JEFFERSON CITY — Republican U.S. Senate candidate Roy Blunt started airing television ads Tuesday that highlight his background but leave out his government experience.
In the ad, Blunt stands on a farm while old family photographs flash on the screen. Blunt explains that his grandmothers taught in one-room school houses and that after becoming the first in his family to graduate from college, he became a high school teacher and college president.
Blunt also criticizes Congress and contends federal policies have made it harder for people to achieve through hard work and education.
"Irresponsible spending and crippling debt are killing jobs today and our children's future tomorrow," Blunt said in the ad.
There is no mention of the elected offices Blunt has held. Blunt was Missouri's secretary of state from 1985 to 1993 and has served in the U.S. House since 1997.
Rich Chrismer, a spokesman for Blunt's campaign, said the ads started running statewide Tuesday. Chrismer said the ad focused on how the American dream has been threatened.
Blunt "is discussing the values of education and hard work and how those values cannot possibly survive unless the people put a stop to the Washington liberal-power monopoly," Chrismer said.
Missouri's primary election to replace retiring Republican Sen. Kit Bond is Aug. 3.
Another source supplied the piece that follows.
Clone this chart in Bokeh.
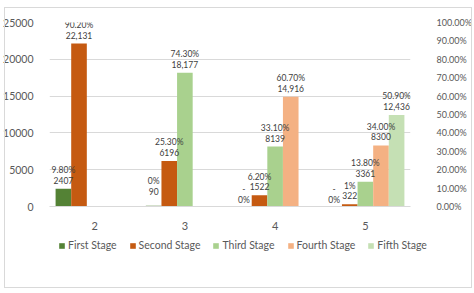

Republican state Sen. Chuck Purgason is challenging Blunt in the GOP primary, and Secretary of State Robin Carnahan, is the Democratic front-runner.
In a news release about the new ad, Blunt's campaign focused its criticism on Carnahan over the federal health care overhaul, energy legislation and the federal stimulus package.
Carnahan campaign spokesman Linden Zakula said voters are tired of Blunt's own spending.
"Congressman Blunt has become part of the very worst of Washington when it comes to waste, corruption, and sticking it to the middle class, and now he is defending his record to voters on both sides of the aisle," Zakula said.
Purgason, who is seeking to tap into anti-incumbent sentiments started running radio ads last month criticizing Blunt as a "Washington insider." Purgason said Tuesday it is more significant what Blunt did not say in his TV ad, such as voting for the federal bailout of troubled financial institutions.
"The people who got us into this mess are not the ones who are going to get us out of it," Purgason said.
Blunt also has been criticized in ads from other groups over opposition to energy legislation that included a cap-and-trade program.